Daily Journal March 10, 2020 (Let’s go back to the beginning and Pick up the Pieces.)

For those of you catching up, we did pretty well at the Alabama Record Collectors Association. Sold 33 vinyl records and made more than $350. (Although expenses certainly cut into the profit margin. Maybe a nice dinner out with Catherine.

We learned some things.

  1. Unbelievable high end records. I never knew there were thousand-dollar records at these kind of shows, or anywhere for that matter. But I saw several plus records in the $200 to $400 range.
  2. Know your product. More than once, people came up asking how much. The sticker had fallen off and was now stuck to the bottom of someone’s foot. But because I had spent hours researching price and applying those stickers in advance. Even with my memory impairment, I found I could give an educated price. I know my records pretty well.
  3. Keep it real. Don’t put a 100-dollar sticker on a $15 record ‘just to see.’ Your credibility may suffer and you’ll lose the confidence of the buyers. Know what its value is to the best of your ability.
  4. Negotiations: At these events, the buyers often counter. This is something I already knew, but it takes a few times to get back upon the horse. For example, guy walks up with five albums, a $30, a $20, a $10 and a $3. That totals $63. He says: ‘How about $50 for all.’ In this case I would likely go for that but I quickly look at what he has and note silently that the $30 record was already marked down from a researched price of $45. So I quickly counter: $55 and it’s all yours. Deal struck. I think I knocked something off about one-third of the transactions — so about 11 records. All of this is happening in an environment where the prices are fair.
  5. Hands off the merchandise. As hard as this was to do, you are really trying to make money. Don’t buy records and stuff –and don’t rent a hotel when you are only 15 miles from the Gardendale Civic Center. We didn’t do the former — at least not with records, I did however buy for my two daughters and their significant others rock and roll black T’s from the heavy metal contingent behind us — They were awesome — the people and the T’s. But we did get us a room. And that’s on me because I suggested it. Otherwise, Catherine was going to have to drive to and fro for two days, at night and morning with some other work she had to do in Birmingham on Friday. It was worth the extra $100 (free continental breakfast; I got a big greasy sausage patty and biscuit and gravy.) Catherine joked we won’t put the hotel on the record convention cost side of the personal ledger and count it as ‘staycation.’
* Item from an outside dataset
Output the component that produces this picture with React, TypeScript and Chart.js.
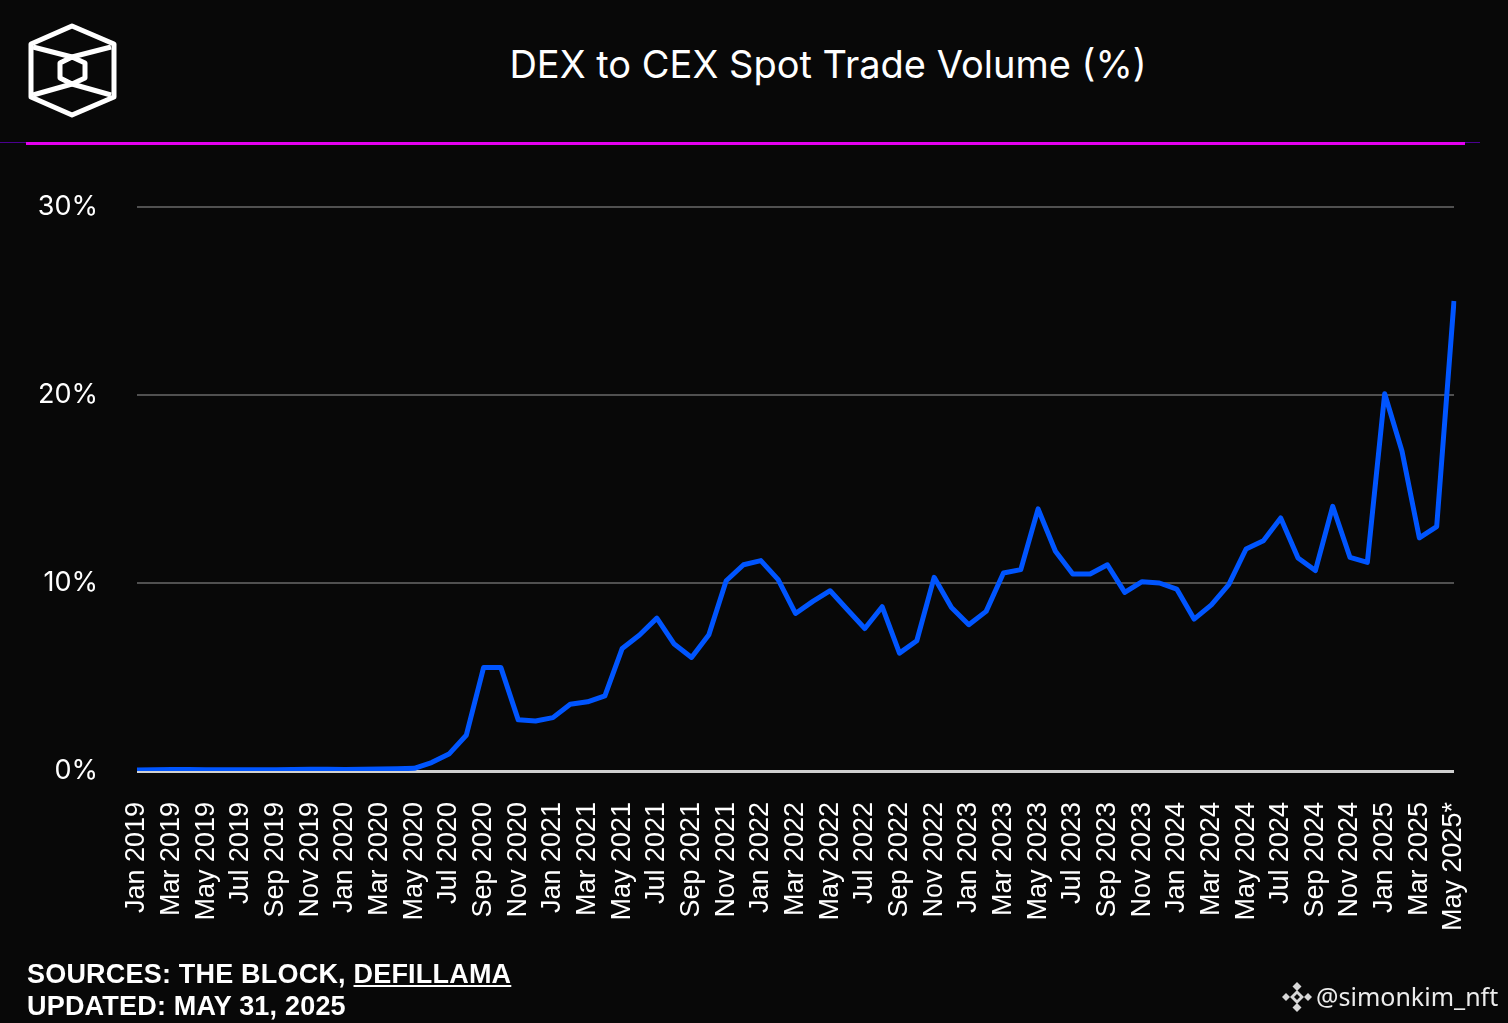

So for the big reveal (drumroll please): I grossed $407, according to latest data available. I spent $75 for a table, $40 for nylon outer sleeves and $10 for inner sleeves and other expenses, taxes, meals and gas about $60, ate cheaply. Total spent: $185.

407 – 185 = 216. Like I said a super high-end dinner for Catherine and me. Or that rare Beatles record. … perhaps? (Oh, and there’s this wedding).